_Written exercise:_ Leave out every picture. Copy exactly the lines from the one holding "TypeScript and D3.js." through the one holding "0.148, 0.124, 0.106];".

======== Data entries ========

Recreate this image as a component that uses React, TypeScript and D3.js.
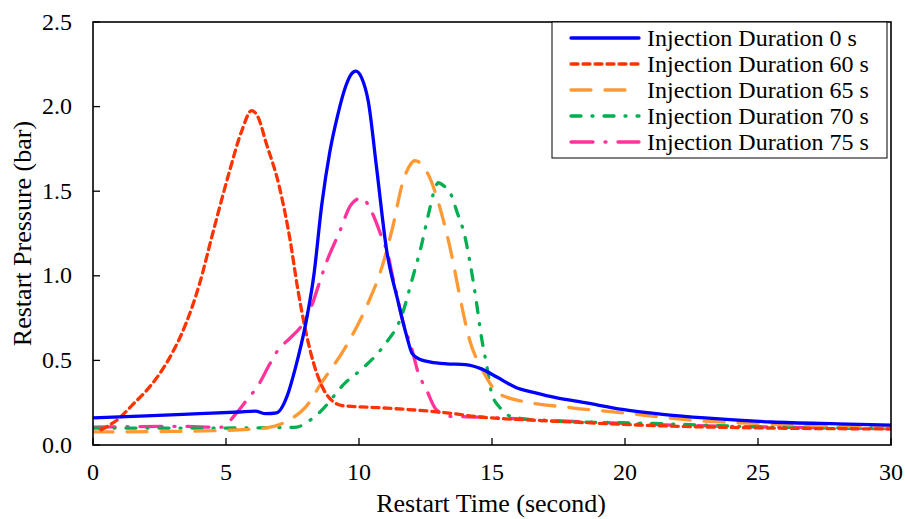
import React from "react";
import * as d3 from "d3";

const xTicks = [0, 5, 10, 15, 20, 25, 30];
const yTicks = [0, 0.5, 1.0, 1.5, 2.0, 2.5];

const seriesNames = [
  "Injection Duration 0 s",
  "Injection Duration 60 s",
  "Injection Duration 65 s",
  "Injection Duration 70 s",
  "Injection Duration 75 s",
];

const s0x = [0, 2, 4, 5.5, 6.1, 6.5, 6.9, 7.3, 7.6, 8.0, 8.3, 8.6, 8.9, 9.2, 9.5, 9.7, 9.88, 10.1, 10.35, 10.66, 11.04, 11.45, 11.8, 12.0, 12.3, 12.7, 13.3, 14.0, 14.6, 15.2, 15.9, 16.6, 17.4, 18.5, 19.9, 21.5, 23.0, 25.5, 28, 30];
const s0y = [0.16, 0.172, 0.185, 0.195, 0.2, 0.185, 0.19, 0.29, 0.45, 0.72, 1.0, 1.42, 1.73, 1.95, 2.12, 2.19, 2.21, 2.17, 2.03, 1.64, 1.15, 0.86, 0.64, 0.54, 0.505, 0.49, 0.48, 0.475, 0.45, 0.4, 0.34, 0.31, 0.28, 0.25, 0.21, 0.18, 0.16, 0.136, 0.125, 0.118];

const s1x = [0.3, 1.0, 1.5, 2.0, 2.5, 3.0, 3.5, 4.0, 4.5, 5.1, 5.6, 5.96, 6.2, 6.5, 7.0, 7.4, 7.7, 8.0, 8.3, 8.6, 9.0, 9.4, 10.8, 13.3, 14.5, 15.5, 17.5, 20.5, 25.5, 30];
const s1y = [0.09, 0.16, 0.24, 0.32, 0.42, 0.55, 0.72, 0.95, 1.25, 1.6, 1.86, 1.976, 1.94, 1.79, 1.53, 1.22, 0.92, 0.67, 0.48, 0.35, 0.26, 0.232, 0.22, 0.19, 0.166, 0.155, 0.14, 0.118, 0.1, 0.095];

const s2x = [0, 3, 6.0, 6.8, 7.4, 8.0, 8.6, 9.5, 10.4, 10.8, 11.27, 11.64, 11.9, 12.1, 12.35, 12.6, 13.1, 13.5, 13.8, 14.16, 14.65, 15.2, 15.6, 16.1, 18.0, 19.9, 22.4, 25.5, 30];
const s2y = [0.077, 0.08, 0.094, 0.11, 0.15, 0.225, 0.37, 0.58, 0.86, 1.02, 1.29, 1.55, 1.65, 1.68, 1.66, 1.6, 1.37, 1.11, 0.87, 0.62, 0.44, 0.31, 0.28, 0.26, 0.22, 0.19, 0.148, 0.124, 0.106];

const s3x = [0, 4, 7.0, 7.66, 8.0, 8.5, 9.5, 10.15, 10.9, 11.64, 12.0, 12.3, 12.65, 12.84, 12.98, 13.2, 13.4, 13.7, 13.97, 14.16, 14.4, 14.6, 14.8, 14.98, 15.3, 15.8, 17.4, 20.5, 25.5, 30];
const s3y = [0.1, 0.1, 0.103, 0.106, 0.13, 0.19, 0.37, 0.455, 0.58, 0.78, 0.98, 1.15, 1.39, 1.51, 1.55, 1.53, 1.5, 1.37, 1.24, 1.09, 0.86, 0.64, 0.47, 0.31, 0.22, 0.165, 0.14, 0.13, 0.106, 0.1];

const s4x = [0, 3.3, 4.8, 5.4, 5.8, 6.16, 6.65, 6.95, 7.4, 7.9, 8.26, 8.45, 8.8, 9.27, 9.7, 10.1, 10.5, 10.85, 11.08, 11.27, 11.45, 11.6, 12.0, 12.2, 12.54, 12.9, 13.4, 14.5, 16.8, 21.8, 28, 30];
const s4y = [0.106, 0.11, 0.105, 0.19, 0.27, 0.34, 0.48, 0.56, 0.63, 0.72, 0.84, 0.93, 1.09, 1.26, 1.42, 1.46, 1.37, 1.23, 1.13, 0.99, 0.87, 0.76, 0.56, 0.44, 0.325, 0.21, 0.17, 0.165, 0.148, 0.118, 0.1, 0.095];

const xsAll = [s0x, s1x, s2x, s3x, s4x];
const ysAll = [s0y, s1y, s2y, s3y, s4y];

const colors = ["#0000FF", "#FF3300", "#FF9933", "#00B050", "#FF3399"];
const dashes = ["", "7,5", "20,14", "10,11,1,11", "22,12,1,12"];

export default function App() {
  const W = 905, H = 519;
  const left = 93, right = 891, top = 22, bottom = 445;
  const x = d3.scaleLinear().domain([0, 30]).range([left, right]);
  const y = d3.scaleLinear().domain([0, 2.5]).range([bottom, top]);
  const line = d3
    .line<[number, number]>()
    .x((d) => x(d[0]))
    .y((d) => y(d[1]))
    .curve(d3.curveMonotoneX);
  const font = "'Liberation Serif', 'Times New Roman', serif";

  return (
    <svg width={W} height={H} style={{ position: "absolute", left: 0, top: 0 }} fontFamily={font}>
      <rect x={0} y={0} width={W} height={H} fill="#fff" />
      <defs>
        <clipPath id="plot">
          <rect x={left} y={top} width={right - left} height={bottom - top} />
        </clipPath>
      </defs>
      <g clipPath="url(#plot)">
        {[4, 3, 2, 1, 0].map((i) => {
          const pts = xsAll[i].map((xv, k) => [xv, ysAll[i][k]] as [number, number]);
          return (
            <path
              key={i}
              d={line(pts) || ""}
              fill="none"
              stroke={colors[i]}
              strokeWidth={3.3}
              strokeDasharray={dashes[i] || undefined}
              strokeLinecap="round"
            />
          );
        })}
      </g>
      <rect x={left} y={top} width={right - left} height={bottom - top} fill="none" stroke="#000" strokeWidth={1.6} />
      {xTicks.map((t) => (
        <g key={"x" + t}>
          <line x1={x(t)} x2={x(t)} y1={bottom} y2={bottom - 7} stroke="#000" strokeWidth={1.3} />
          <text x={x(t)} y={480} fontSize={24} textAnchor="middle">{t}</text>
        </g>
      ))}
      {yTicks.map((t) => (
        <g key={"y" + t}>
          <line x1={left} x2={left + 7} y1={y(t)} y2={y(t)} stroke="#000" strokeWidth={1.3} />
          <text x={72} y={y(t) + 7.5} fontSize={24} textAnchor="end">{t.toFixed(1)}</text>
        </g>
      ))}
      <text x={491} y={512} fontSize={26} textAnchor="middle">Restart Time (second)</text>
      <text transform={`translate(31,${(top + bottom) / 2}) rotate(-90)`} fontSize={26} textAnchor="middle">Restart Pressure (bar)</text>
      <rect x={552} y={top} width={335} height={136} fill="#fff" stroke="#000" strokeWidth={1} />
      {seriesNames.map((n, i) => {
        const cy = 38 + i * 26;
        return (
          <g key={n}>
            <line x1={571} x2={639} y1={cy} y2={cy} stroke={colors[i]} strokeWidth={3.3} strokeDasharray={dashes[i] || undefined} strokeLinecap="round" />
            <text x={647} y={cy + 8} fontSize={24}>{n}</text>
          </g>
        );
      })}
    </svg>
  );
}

========
======== Data entries ========

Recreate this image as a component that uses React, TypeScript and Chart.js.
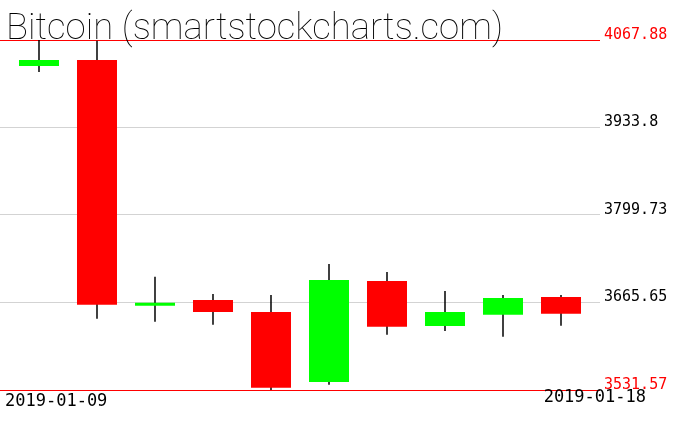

========

_Finished exercise:_
Recreate this image as a component that uses React, TypeScript and D3.js.
import React from "react";
import * as d3 from "d3";

const xTicks = [0, 5, 10, 15, 20, 25, 30];
const yTicks = [0, 0.5, 1.0, 1.5, 2.0, 2.5];

const seriesNames = [
  "Injection Duration 0 s",
  "Injection Duration 60 s",
  "Injection Duration 65 s",
  "Injection Duration 70 s",
  "Injection Duration 75 s",
];

const s0x = [0, 2, 4, 5.5, 6.1, 6.5, 6.9, 7.3, 7.6, 8.0, 8.3, 8.6, 8.9, 9.2, 9.5, 9.7, 9.88, 10.1, 10.35, 10.66, 11.04, 11.45, 11.8, 12.0, 12.3, 12.7, 13.3, 14.0, 14.6, 15.2, 15.9, 16.6, 17.4, 18.5, 19.9, 21.5, 23.0, 25.5, 28, 30];
const s0y = [0.16, 0.172, 0.185, 0.195, 0.2, 0.185, 0.19, 0.29, 0.45, 0.72, 1.0, 1.42, 1.73, 1.95, 2.12, 2.19, 2.21, 2.17, 2.03, 1.64, 1.15, 0.86, 0.64, 0.54, 0.505, 0.49, 0.48, 0.475, 0.45, 0.4, 0.34, 0.31, 0.28, 0.25, 0.21, 0.18, 0.16, 0.136, 0.125, 0.118];

const s1x = [0.3, 1.0, 1.5, 2.0, 2.5, 3.0, 3.5, 4.0, 4.5, 5.1, 5.6, 5.96, 6.2, 6.5, 7.0, 7.4, 7.7, 8.0, 8.3, 8.6, 9.0, 9.4, 10.8, 13.3, 14.5, 15.5, 17.5, 20.5, 25.5, 30];
const s1y = [0.09, 0.16, 0.24, 0.32, 0.42, 0.55, 0.72, 0.95, 1.25, 1.6, 1.86, 1.976, 1.94, 1.79, 1.53, 1.22, 0.92, 0.67, 0.48, 0.35, 0.26, 0.232, 0.22, 0.19, 0.166, 0.155, 0.14, 0.118, 0.1, 0.095];

const s2x = [0, 3, 6.0, 6.8, 7.4, 8.0, 8.6, 9.5, 10.4, 10.8, 11.27, 11.64, 11.9, 12.1, 12.35, 12.6, 13.1, 13.5, 13.8, 14.16, 14.65, 15.2, 15.6, 16.1, 18.0, 19.9, 22.4, 25.5, 30];
const s2y = [0.077, 0.08, 0.094, 0.11, 0.15, 0.225, 0.37, 0.58, 0.86, 1.02, 1.29, 1.55, 1.65, 1.68, 1.66, 1.6, 1.37, 1.11, 0.87, 0.62, 0.44, 0.31, 0.28, 0.26, 0.22, 0.19, 0.148, 0.124, 0.106];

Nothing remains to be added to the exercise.